-- Begin Data for the task --

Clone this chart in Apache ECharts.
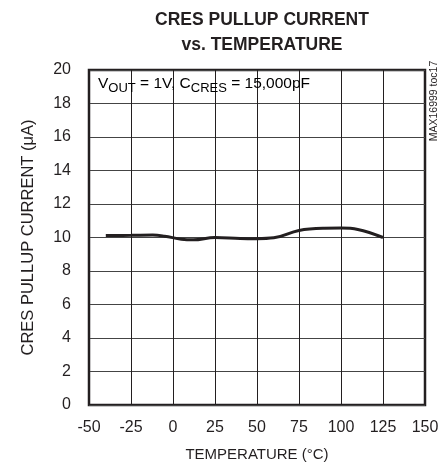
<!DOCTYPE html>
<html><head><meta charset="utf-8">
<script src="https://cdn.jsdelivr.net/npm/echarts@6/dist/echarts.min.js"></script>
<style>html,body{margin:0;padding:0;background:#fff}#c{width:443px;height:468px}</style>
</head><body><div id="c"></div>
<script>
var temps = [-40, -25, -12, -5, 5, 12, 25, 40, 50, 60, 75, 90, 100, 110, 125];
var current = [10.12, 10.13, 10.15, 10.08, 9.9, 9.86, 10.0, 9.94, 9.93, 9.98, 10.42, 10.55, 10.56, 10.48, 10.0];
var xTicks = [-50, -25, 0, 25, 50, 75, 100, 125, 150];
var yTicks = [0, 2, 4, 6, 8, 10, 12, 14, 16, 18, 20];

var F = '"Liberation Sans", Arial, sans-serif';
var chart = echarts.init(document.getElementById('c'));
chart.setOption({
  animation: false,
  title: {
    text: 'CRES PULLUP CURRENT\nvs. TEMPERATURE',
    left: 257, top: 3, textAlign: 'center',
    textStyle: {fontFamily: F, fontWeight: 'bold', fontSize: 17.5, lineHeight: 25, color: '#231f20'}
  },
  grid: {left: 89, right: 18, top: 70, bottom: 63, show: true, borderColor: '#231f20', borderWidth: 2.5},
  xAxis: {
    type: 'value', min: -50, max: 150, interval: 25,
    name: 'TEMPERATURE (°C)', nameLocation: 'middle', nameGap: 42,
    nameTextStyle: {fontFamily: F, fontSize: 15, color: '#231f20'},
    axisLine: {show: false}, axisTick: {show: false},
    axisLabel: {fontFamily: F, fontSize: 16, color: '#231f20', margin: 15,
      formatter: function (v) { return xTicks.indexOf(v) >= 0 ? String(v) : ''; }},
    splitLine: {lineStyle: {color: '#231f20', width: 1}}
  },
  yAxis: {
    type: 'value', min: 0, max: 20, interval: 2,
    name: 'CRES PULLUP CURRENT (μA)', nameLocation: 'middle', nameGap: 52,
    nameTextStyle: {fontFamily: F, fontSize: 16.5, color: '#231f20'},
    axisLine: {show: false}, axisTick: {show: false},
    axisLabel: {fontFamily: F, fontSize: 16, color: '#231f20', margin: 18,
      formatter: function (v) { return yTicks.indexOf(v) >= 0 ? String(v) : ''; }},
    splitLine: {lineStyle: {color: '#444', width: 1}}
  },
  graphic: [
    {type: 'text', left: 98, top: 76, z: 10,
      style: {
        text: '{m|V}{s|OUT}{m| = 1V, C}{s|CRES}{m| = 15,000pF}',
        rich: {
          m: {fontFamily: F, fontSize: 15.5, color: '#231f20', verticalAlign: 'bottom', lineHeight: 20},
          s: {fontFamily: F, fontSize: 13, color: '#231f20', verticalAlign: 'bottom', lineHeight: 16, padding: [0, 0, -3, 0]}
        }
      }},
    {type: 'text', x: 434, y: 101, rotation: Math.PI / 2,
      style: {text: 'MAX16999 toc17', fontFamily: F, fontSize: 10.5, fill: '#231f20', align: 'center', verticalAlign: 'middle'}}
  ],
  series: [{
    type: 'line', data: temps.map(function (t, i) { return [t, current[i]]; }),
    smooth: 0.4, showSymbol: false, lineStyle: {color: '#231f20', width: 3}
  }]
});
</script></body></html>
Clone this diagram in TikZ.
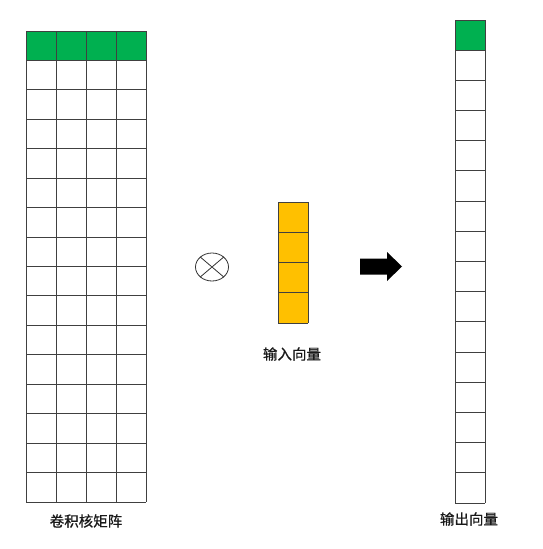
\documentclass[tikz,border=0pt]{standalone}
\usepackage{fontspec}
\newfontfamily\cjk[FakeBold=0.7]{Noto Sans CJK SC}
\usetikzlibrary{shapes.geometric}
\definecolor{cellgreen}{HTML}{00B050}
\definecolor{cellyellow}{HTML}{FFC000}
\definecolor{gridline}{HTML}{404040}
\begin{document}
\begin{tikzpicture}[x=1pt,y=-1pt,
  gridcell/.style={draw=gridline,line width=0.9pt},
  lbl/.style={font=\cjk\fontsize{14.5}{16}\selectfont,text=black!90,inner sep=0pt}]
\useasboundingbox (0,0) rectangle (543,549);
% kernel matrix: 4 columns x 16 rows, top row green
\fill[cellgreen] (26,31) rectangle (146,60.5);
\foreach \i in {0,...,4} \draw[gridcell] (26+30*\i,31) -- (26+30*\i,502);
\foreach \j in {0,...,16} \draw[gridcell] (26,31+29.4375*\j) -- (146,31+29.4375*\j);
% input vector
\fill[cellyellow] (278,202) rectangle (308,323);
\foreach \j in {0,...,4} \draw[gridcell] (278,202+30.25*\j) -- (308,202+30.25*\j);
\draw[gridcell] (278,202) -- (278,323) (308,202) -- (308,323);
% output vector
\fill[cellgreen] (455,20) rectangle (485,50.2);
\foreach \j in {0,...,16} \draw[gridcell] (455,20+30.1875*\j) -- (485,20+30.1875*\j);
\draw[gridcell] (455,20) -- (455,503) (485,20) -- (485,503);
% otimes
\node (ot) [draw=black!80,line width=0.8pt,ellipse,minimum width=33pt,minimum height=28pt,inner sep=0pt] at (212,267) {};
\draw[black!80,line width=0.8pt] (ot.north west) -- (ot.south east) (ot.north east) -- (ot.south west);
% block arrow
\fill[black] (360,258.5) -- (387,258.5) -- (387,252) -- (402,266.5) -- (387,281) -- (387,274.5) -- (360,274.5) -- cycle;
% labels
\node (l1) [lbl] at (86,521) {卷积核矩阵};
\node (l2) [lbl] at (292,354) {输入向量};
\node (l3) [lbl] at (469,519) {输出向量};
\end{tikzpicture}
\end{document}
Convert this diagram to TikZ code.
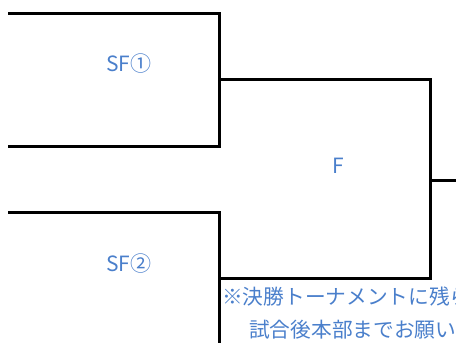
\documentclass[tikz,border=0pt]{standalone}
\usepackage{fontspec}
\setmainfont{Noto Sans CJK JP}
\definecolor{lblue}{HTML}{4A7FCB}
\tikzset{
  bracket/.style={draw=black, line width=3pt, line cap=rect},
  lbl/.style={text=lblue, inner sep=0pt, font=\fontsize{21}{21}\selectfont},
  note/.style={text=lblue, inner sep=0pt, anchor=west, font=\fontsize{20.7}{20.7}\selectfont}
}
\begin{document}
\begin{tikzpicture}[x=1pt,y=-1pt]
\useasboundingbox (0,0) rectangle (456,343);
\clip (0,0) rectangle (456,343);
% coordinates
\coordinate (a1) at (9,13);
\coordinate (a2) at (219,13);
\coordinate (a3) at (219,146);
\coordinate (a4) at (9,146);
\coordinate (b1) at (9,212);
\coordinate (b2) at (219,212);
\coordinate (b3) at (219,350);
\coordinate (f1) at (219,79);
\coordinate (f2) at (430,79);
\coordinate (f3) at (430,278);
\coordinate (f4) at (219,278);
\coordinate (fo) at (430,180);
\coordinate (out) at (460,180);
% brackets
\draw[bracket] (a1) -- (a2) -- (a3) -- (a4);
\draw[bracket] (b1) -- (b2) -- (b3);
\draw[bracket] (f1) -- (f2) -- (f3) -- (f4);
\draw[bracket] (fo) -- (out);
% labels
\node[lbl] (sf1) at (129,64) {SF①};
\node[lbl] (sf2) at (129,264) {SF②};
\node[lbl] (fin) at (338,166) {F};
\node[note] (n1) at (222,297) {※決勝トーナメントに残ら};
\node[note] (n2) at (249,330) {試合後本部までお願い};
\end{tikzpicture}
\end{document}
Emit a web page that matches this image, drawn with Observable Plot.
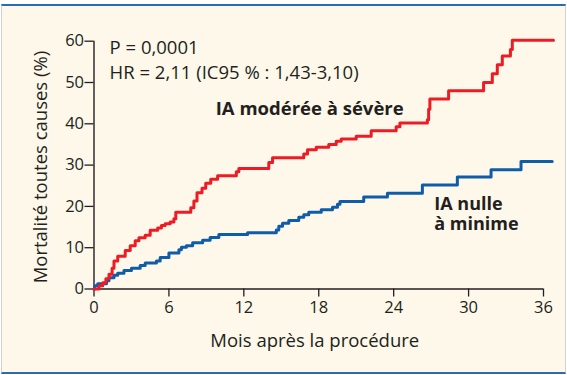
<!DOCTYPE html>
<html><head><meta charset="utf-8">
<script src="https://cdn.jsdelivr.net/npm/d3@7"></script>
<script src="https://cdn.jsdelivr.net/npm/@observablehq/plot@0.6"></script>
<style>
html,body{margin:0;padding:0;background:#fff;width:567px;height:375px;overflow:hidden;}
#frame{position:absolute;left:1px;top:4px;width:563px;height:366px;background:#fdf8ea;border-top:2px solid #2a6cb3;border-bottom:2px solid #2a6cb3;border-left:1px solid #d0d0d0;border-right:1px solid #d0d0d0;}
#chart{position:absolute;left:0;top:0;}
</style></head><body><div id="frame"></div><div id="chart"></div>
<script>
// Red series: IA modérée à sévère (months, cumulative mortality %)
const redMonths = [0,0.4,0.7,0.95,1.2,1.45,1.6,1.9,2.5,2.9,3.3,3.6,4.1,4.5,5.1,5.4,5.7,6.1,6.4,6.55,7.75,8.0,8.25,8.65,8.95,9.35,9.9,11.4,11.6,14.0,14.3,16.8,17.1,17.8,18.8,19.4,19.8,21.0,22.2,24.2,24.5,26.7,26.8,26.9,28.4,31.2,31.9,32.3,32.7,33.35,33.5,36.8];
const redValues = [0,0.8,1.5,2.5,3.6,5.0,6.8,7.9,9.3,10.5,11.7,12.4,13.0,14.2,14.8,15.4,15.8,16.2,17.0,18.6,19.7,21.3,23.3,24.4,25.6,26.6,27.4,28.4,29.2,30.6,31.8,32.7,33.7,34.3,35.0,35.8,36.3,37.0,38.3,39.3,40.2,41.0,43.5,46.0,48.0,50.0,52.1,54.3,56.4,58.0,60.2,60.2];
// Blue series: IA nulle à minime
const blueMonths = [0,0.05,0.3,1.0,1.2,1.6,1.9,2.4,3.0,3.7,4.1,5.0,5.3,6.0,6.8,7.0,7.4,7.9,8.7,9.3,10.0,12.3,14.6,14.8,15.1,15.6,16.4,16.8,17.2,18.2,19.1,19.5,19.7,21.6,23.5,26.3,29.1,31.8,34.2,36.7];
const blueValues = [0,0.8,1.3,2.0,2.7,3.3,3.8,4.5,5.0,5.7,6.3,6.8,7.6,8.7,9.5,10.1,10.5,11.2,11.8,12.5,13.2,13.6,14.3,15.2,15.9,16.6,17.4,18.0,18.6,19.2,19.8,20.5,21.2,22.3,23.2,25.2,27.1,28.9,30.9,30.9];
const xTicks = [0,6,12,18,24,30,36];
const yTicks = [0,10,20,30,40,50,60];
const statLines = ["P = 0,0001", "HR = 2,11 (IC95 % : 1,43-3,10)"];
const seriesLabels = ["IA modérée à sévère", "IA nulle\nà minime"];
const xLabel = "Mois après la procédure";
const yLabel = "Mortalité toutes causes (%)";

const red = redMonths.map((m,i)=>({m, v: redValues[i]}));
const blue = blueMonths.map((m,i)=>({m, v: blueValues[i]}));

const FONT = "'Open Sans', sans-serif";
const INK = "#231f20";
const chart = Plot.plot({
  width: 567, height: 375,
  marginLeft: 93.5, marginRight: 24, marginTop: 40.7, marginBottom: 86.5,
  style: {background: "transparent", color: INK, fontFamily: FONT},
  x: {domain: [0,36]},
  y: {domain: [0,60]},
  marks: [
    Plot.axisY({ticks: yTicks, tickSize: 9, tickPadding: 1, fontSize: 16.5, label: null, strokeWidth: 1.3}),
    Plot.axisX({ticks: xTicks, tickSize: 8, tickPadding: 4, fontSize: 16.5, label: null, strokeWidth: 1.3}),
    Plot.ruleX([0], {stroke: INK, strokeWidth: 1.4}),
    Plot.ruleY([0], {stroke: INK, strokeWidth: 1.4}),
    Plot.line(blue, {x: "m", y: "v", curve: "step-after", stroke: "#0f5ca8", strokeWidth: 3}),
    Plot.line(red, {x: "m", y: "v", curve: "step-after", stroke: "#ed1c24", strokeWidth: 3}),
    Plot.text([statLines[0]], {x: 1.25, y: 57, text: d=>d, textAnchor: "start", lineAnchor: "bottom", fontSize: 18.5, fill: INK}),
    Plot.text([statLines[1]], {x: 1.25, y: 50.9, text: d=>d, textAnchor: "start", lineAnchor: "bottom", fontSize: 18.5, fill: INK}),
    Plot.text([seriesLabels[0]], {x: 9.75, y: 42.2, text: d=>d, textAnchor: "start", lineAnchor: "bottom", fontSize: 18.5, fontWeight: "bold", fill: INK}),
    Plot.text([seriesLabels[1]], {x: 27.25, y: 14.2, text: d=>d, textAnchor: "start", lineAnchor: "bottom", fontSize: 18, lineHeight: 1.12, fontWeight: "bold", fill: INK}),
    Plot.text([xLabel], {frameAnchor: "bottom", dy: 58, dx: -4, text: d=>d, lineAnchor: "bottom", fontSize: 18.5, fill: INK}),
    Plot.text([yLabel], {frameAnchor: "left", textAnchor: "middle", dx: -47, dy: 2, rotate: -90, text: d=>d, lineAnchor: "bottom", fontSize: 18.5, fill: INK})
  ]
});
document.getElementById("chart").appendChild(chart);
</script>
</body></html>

-- End Data for the task --

**Do this**
The lines from the start of the entries above through the one containing "16, 18, 20];" are to be retyped exactly, and no others. Pictures are left out.

**Answer to this problem**
Clone this chart in Apache ECharts.
<!DOCTYPE html>
<html><head><meta charset="utf-8">
<script src="https://cdn.jsdelivr.net/npm/echarts@6/dist/echarts.min.js"></script>
<style>html,body{margin:0;padding:0;background:#fff}#c{width:443px;height:468px}</style>
</head><body><div id="c"></div>
<script>
var temps = [-40, -25, -12, -5, 5, 12, 25, 40, 50, 60, 75, 90, 100, 110, 125];
var current = [10.12, 10.13, 10.15, 10.08, 9.9, 9.86, 10.0, 9.94, 9.93, 9.98, 10.42, 10.55, 10.56, 10.48, 10.0];
var xTicks = [-50, -25, 0, 25, 50, 75, 100, 125, 150];
var yTicks = [0, 2, 4, 6, 8, 10, 12, 14, 16, 18, 20];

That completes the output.